Enfin, l’offre tend, comme dans tous les domaines d’activité, à être toujours plus personnalisée. Chez Irbis, 85 % de nos produits sont dédiés à un cabinet ou à un investisseur, selon leur cahier des charges.
Qu’en est-il de votre activité dédiée à la trésorerie des personnes morales ?
Avec la hausse des taux, la concurrence des banques s’est accrue avec une forte hausse de la collecte vers les DAT et CAT (dépôts à terme et comptes à terme, ndlr). Pour des horizons d’investissement à plus long terme, il est possible de trouver des formules attractives adaptées au risque voulu. Avec la possible baisse des taux, à l’avenir, les produits structurés constituent une des seules solutions pouvant allier sécurité et visibilité.
Indice classique ou indice optimisé ?
Les indices optimisés permettent d’offrir de meilleurs couples rendement-risque. Pourquoi ? Car les dividendes fixes permettent aux banques de maîtriser leurs coûts de couverture et donc de proposer des structures de produits plus équilibrées.

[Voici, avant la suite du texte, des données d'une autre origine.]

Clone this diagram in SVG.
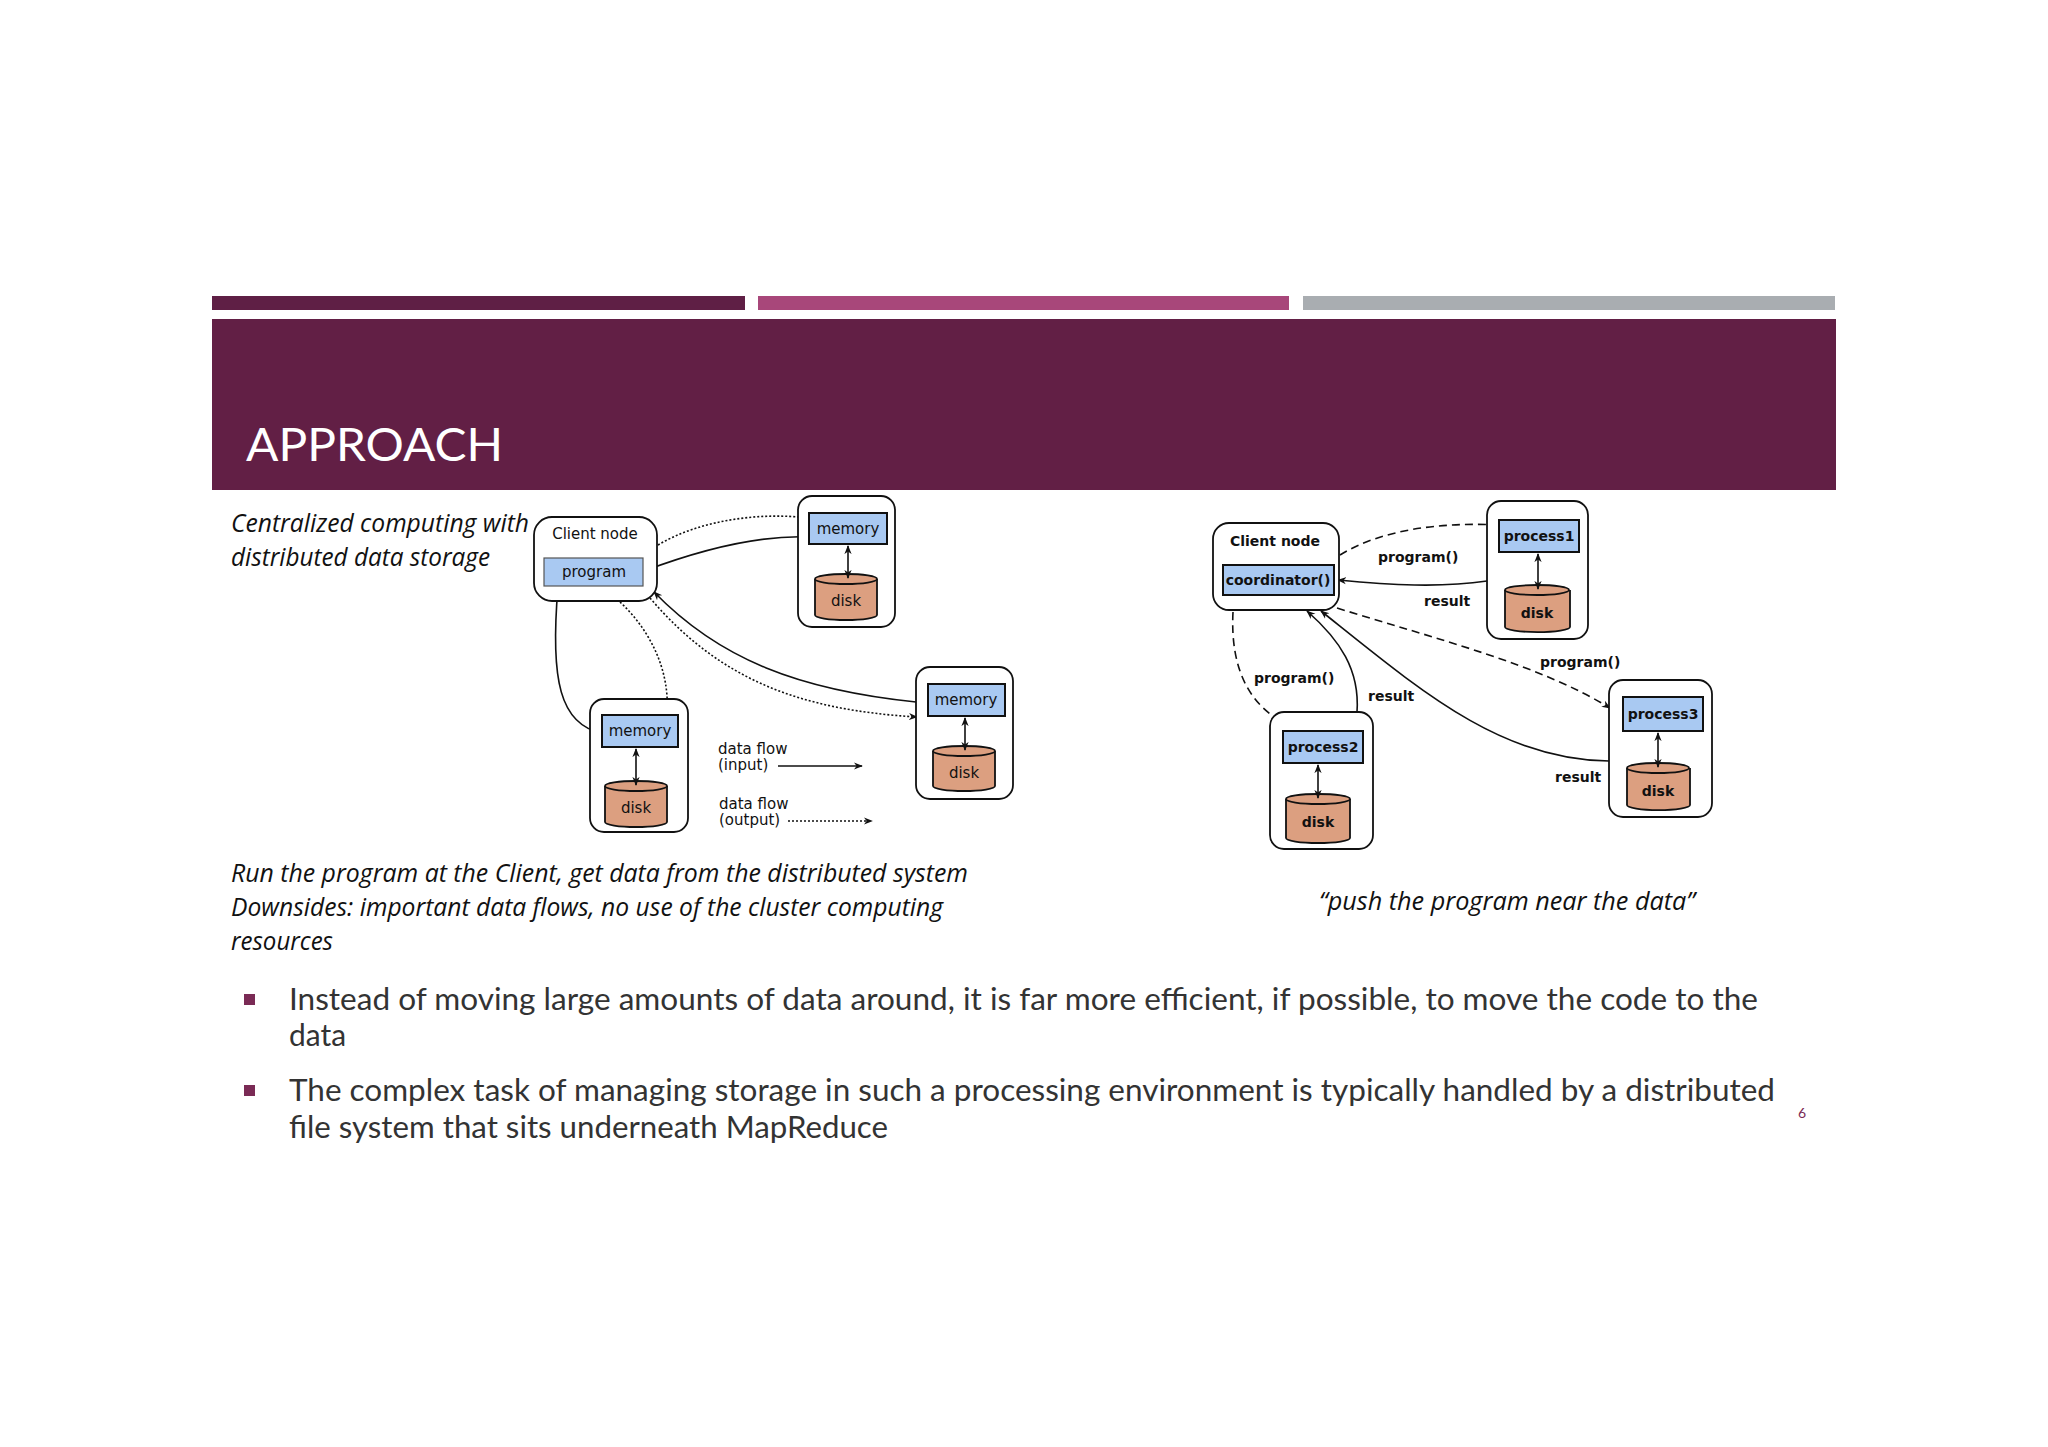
<svg xmlns="http://www.w3.org/2000/svg" width="2048" height="1447" viewBox="0 0 2048 1447">
<style>
.nb{fill:#fff;stroke:#111;stroke-width:1.8}
.bx{fill:#a9c9f2;stroke:#111;stroke-width:2}
.bx2{fill:#a9c9f2;stroke:#555;stroke-width:1.2}
.dk{fill:#dc9f80;stroke:#111;stroke-width:1.8}
.dt{font-family:"DejaVu Sans",sans-serif;font-size:15px;fill:#111;text-anchor:middle}
.lb{font-family:"DejaVu Sans",sans-serif;font-size:14px;font-weight:bold;fill:#111}
.it{font-family:"Open Sans","Liberation Sans",sans-serif;font-style:italic;font-size:26px;fill:#111}
.bt{font-family:"Lato","Liberation Sans",sans-serif;font-size:31px;fill:#333}
.s{fill:none;stroke:#111;stroke-width:1.6}
.d{fill:none;stroke:#111;stroke-width:1.6;stroke-dasharray:2 2}
.da{fill:none;stroke:#111;stroke-width:1.6;stroke-dasharray:8 5}
</style>
<defs>
<marker id="a" viewBox="0 0 10 10" refX="9" refY="5" markerWidth="9" markerHeight="9" markerUnits="userSpaceOnUse" orient="auto-start-reverse"><path d="M0,1 L10,5 L0,9 L3,5 z" fill="#111"/></marker>
</defs>
<rect width="2048" height="1447" fill="#fff"/>
<rect x="212" y="296" width="533" height="14" fill="#5f1f45"/>
<rect x="758" y="296" width="531" height="14" fill="#a8477a"/>
<rect x="1303" y="296" width="532" height="14" fill="#a9adb1"/>
<rect x="212" y="319" width="1624" height="171" fill="#621f45"/>
<text x="246" y="461" font-family="Lato,'Liberation Sans',sans-serif" font-size="47" fill="#fff" textLength="257" lengthAdjust="spacingAndGlyphs">APPROACH</text>

<text class="it" x="231" y="532" textLength="298" lengthAdjust="spacingAndGlyphs">Centralized computing with</text>
<text class="it" x="231" y="566" textLength="259" lengthAdjust="spacingAndGlyphs">distributed data storage</text>

<g id="connectors-left">
<path class="d" d="M658,545 C700,520 760,512 808,518" marker-end="url(#a)"/>
<path class="s" d="M809,537 C760,535 700,550 644,571" marker-end="url(#a)"/>
<path class="s" d="M602,733 C560,725 550,680 558,587" marker-end="url(#a)"/>
<path class="d" d="M620,602 C650,630 670,670 667,713" marker-end="url(#a)"/>
<path class="s" d="M916,702 C800,690 720,660 654,592" marker-end="url(#a)"/>
<path class="d" d="M650,598 C720,680 800,710 917,717" marker-end="url(#a)"/>
<path class="s" d="M778,766 L862,766" marker-end="url(#a)"/>
<path class="d" d="M788,821 L872,821" marker-end="url(#a)"/>
</g>

<g id="client-left">
<rect class="nb" x="534" y="517" width="123" height="84" rx="18"/>
<text class="dt" x="595" y="539">Client node</text>
<rect class="bx2" x="544" y="558" width="99" height="28"/>
<text class="dt" x="594" y="577">program</text>
</g>
<g id="node-top">
<rect class="nb" x="798" y="496" width="97" height="131" rx="14"/>
<rect class="bx" x="809" y="513" width="78" height="31"/>
<text class="dt" x="848" y="534">memory</text>
<path class="dk" d="M815,579 v36 a31,5 0 0 0 62,0 v-36"/>
<ellipse class="dk" cx="846" cy="579" rx="31" ry="5"/>
<text class="dt" x="846" y="606">disk</text>
<path class="s" d="M848,546 L848,578" marker-start="url(#a)" marker-end="url(#a)"/>
</g>
<g id="node-bl">
<rect class="nb" x="590" y="699" width="98" height="133" rx="14"/>
<rect class="bx" x="602" y="715" width="76" height="32"/>
<text class="dt" x="640" y="736">memory</text>
<path class="dk" d="M605,786 v36 a31,5 0 0 0 62,0 v-36"/>
<ellipse class="dk" cx="636" cy="786" rx="31" ry="5"/>
<text class="dt" x="636" y="813">disk</text>
<path class="s" d="M636,749 L636,785" marker-start="url(#a)" marker-end="url(#a)"/>
</g>
<g id="node-right">
<rect class="nb" x="916" y="667" width="97" height="132" rx="14"/>
<rect class="bx" x="928" y="684" width="77" height="32"/>
<text class="dt" x="966" y="705">memory</text>
<path class="dk" d="M933,751 v35 a31,5 0 0 0 62,0 v-35"/>
<ellipse class="dk" cx="964" cy="751" rx="31" ry="5"/>
<text class="dt" x="964" y="778">disk</text>
<path class="s" d="M965,718 L965,750" marker-start="url(#a)" marker-end="url(#a)"/>
</g>
<g id="legend">
<text class="dt" x="718" y="754" text-anchor="start" style="text-anchor:start">data flow</text>
<text class="dt" x="718" y="770" style="text-anchor:start">(input)</text>
<text class="dt" x="719" y="809" style="text-anchor:start">data flow</text>
<text class="dt" x="719" y="825" style="text-anchor:start">(output)</text>
</g>

<g id="connectors-right">
<path class="da" d="M1340,555 C1380,530 1440,522 1497,525" marker-end="url(#a)"/>
<path class="s" d="M1487,581 C1440,588 1390,585 1338,580" marker-end="url(#a)"/>
<path class="da" d="M1337,608 C1440,640 1540,665 1610,708" marker-end="url(#a)"/>
<path class="s" d="M1609,761 C1500,760 1420,690 1321,611" marker-end="url(#a)"/>
<path class="da" d="M1233,612 C1230,670 1250,710 1295,728" marker-end="url(#a)"/>
<path class="s" d="M1357,712 C1360,670 1340,640 1307,611" marker-end="url(#a)"/>
</g>
<g id="labels-right">
<text class="lb" x="1378" y="562">program()</text>
<text class="lb" x="1424" y="606">result</text>
<text class="lb" x="1540" y="667">program()</text>
<text class="lb" x="1254" y="683">program()</text>
<text class="lb" x="1368" y="701">result</text>
<text class="lb" x="1555" y="782">result</text>
</g>
<g id="client-right">
<rect class="nb" x="1213" y="523" width="126" height="87" rx="16"/>
<text class="lb" x="1275" y="546" text-anchor="middle">Client node</text>
<rect class="bx" x="1223" y="565" width="111" height="30"/>
<text class="lb" x="1278" y="585" text-anchor="middle">coordinator()</text>
</g>
<g id="process1">
<rect class="nb" x="1487" y="501" width="101" height="138" rx="14"/>
<rect class="bx" x="1499" y="520" width="80" height="32"/>
<text class="lb" x="1539" y="541" text-anchor="middle">process1</text>
<path class="dk" d="M1505,590 v37 a32,5 0 0 0 65,0 v-37"/>
<ellipse class="dk" cx="1537" cy="590" rx="32" ry="5"/>
<text class="lb" x="1537" y="618" text-anchor="middle">disk</text>
<path class="s" d="M1538,554 L1538,589" marker-start="url(#a)" marker-end="url(#a)"/>
</g>
<g id="process2">
<rect class="nb" x="1270" y="712" width="103" height="137" rx="14"/>
<rect class="bx" x="1283" y="731" width="80" height="32"/>
<text class="lb" x="1323" y="752" text-anchor="middle">process2</text>
<path class="dk" d="M1286,799 v39 a32,5 0 0 0 64,0 v-39"/>
<ellipse class="dk" cx="1318" cy="799" rx="32" ry="5"/>
<text class="lb" x="1318" y="827" text-anchor="middle">disk</text>
<path class="s" d="M1318,765 L1318,798" marker-start="url(#a)" marker-end="url(#a)"/>
</g>
<g id="process3">
<rect class="nb" x="1609" y="680" width="103" height="137" rx="14"/>
<rect class="bx" x="1623" y="697" width="80" height="34"/>
<text class="lb" x="1663" y="719" text-anchor="middle">process3</text>
<path class="dk" d="M1627,768 v37 a31,5 0 0 0 63,0 v-37"/>
<ellipse class="dk" cx="1658" cy="768" rx="31" ry="5"/>
<text class="lb" x="1658" y="796" text-anchor="middle">disk</text>
<path class="s" d="M1658,733 L1658,767" marker-start="url(#a)" marker-end="url(#a)"/>
</g>

<text class="it" x="231" y="882" textLength="737" lengthAdjust="spacingAndGlyphs">Run the program at the Client, get data from the distributed system</text>
<text class="it" x="231" y="916" textLength="712" lengthAdjust="spacingAndGlyphs">Downsides: important data flows, no use of the cluster computing</text>
<text class="it" x="231" y="950" textLength="102" lengthAdjust="spacingAndGlyphs">resources</text>
<text class="it" x="1319" y="910" textLength="376" lengthAdjust="spacingAndGlyphs">“push the program near the data”</text>

<rect x="244" y="994" width="11" height="11" fill="#7a2a55"/>
<text class="bt" x="289" y="1010" textLength="1469" lengthAdjust="spacingAndGlyphs">Instead of moving large amounts of data around, it is far more efficient, if possible, to move the code to the</text>
<text class="bt" x="289" y="1046" textLength="57" lengthAdjust="spacingAndGlyphs">data</text>
<rect x="244" y="1085" width="11" height="11" fill="#7a2a55"/>
<text class="bt" x="289" y="1101" textLength="1486" lengthAdjust="spacingAndGlyphs">The complex task of managing storage in such a processing environment is typically handled by a distributed</text>
<text class="bt" x="289" y="1138" textLength="599" lengthAdjust="spacingAndGlyphs">file system that sits underneath MapReduce</text>
<text x="1798" y="1118" font-family="Lato,sans-serif" font-size="14" fill="#7a2a55">6</text>
</svg>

Néanmoins, nous travaillons avec une sélection restreinte de ces indices, en restant vigilants sur la cohérence entre le dividende prélevé de façon synthétique et le dividende réel réinvesti. Dans tous les cas, nous conseillons d’y associer des protections plus élevées et des mécanismes plus sécurisés.
Que pensez-vous des fonds ou mandats de produits structurés ?

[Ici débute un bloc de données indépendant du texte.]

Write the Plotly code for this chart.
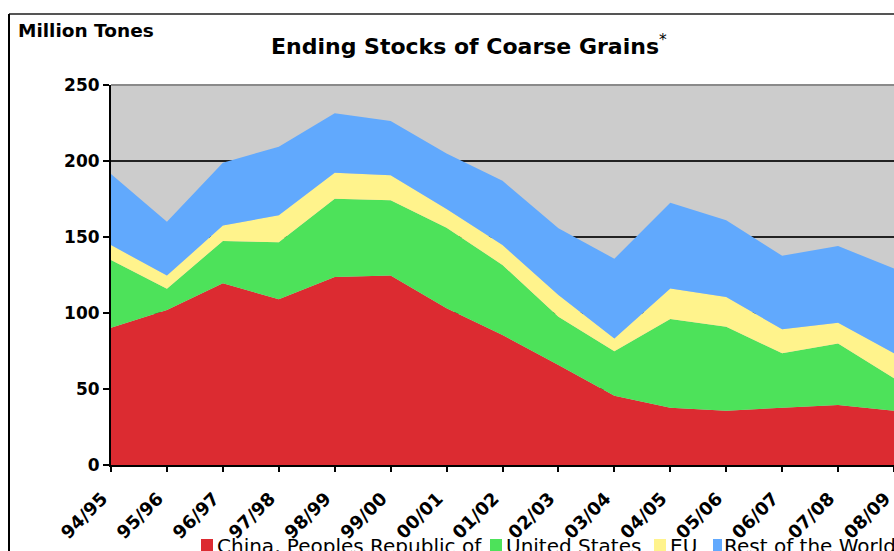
import plotly.graph_objects as go

years = ["94/95", "95/96", "96/97", "97/98", "98/99", "99/00", "00/01", "01/02",
         "02/03", "03/04", "04/05", "05/06", "06/07", "07/08", "08/09"]
china = [90.3, 102.0, 119.5, 109.0, 123.7, 124.6, 103.1, 85.5, 65.8, 45.5, 37.7, 35.7, 37.7, 39.5, 35.7]
united_states = [44.6, 14.0, 27.9, 37.5, 51.5, 49.5, 53.0, 46.1, 31.8, 29.3, 58.3, 55.3, 35.8, 40.5, 21.3]
eu = [9.8, 8.6, 10.1, 17.8, 17.1, 16.5, 12.3, 13.1, 14.2, 8.4, 20.2, 19.5, 15.8, 13.6, 16.5]
rest_of_world = [46.7, 35.4, 41.4, 45.1, 39.1, 35.7, 36.6, 42.3, 43.9, 52.5, 56.4, 50.5, 48.4, 50.5, 55.7]

series_names = ["China, Peoples Republic of", "United States", "EU", "Rest of the World"]
series_values = [china, united_states, eu, rest_of_world]
colors = ["#DC2B31", "#4DE25A", "#FFF38C", "#61A9FD"]

W, H = 894, 551
PL, PR, PT, PB = 111, 894, 85, 465          # plot area in window pixels
L, R, T, B = PL, W - PR, PT, H - PB
PW, PH = PR - PL, PB - PT


def px(x):
    return (x - PL) / PW


def py(y):
    return (PB - y) / PH


fig = go.Figure()
for name, vals, col in zip(series_names, series_values, colors):
    fig.add_trace(go.Scatter(
        x=years, y=vals, name=name, stackgroup="one", mode="lines",
        line=dict(width=0, color=col), fillcolor=col, showlegend=False,
        hoverinfo="skip",
    ))

font_b = "DejaVu Sans"
fig.update_layout(
    width=W, height=H,
    margin=dict(l=L, r=R, t=T, b=B, autoexpand=False),
    paper_bgcolor="white", plot_bgcolor="#CCCCCC",
    xaxis=dict(
        type="category", range=[0, len(years) - 1], showgrid=False,
        showline=True, linecolor="black", linewidth=2,
        ticks="outside", ticklen=5, tickcolor="black", tickwidth=1.5,
        tickmode="array", tickvals=years, ticktext=[y + "\u00a0\u00a0" for y in years],
        tickangle=-45, tickfont=dict(family=font_b, size=18, color="black", weight="bold"),
    ),
    yaxis=dict(
        range=[0, 250], dtick=50, showgrid=True, gridcolor="#222222", gridwidth=2,
        showline=True, linecolor="black", linewidth=2,
        ticks="outside", ticklen=6, tickcolor="black", tickwidth=1.5,
        tickfont=dict(family=font_b, size=17, color="black", weight="bold"),
        zeroline=False,
    ),
    font=dict(family=font_b, color="black"),
)

shapes = [
    dict(type="line", xref="paper", yref="paper", x0=0, x1=1.01, y0=1, y1=1,
         line=dict(color="#8A8A8A", width=2), layer="above"),
    dict(type="line", xref="paper", yref="paper", x0=px(9), x1=1.01, y0=py(14), y1=py(14),
         line=dict(color="#555555", width=2)),
    dict(type="line", xref="paper", yref="paper", x0=px(9), x1=px(9), y0=py(14), y1=py(560),
         line=dict(color="black", width=2)),
]

legend_sq = [(201, 213), (490, 502), (654, 666), (713, 722)]
legend_tx = [218, 507, 671, 725]
annotations = [
    dict(text="<b>Million Tones</b>", xref="paper", yref="paper", x=px(16), y=py(30),
         xanchor="left", yanchor="middle", showarrow=False,
         font=dict(family=font_b, size=18.5, color="black")),
    dict(text="<b>Ending Stocks of Coarse Grains</b><sup>*</sup>", xref="paper", yref="paper",
         x=px(469), y=py(45), xanchor="center", yanchor="middle", showarrow=False,
         font=dict(family=font_b, size=22, color="black")),
]
for (x0, x1), tx, name, col in zip(legend_sq, legend_tx, series_names, colors):
    shapes.append(dict(type="rect", xref="paper", yref="paper", x0=px(x0), x1=px(x1),
                       y0=py(539), y1=py(553), fillcolor=col, line=dict(width=0)))
    annotations.append(dict(text=name, xref="paper", yref="paper", x=px(tx - 3), y=py(546),
                            xanchor="left", yanchor="middle", showarrow=False,
                            font=dict(family=font_b, size=20, color="black")))

fig.update_layout(shapes=shapes, annotations=annotations)
fig.write_html(
    "out.html",
    config={"displayModeBar": False},
    post_script="document.body.style.margin='0';document.body.style.overflow='hidden';"
                "document.documentElement.style.overflow='hidden';",
)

Jusqu’à présent, ce type de solution n’a pas suscité un vif intérêt et nous commençons tout juste à travailler avec quelques sociétés de gestion agréées pour les produits complexes. Les conseillers en gestion de patrimoine et leurs clients apprécient généralement l’effet millésimé des produits structurés ; le conseil et l’acte d’investissement sont plus clairs, et les clients peuvent facilement comprendre les avantages du produit rappelé ou du coupon détaché.
En revanche, avec le format géré, cet aspect « bonne nouvelle » est souvent perdu. Cela éloigne quelque peu le conseiller de son client. Nous conseillons à nos partenaires d’augmenter le nombre de millésimes pour leurs clients afin d’assurer la meilleure diversification possible.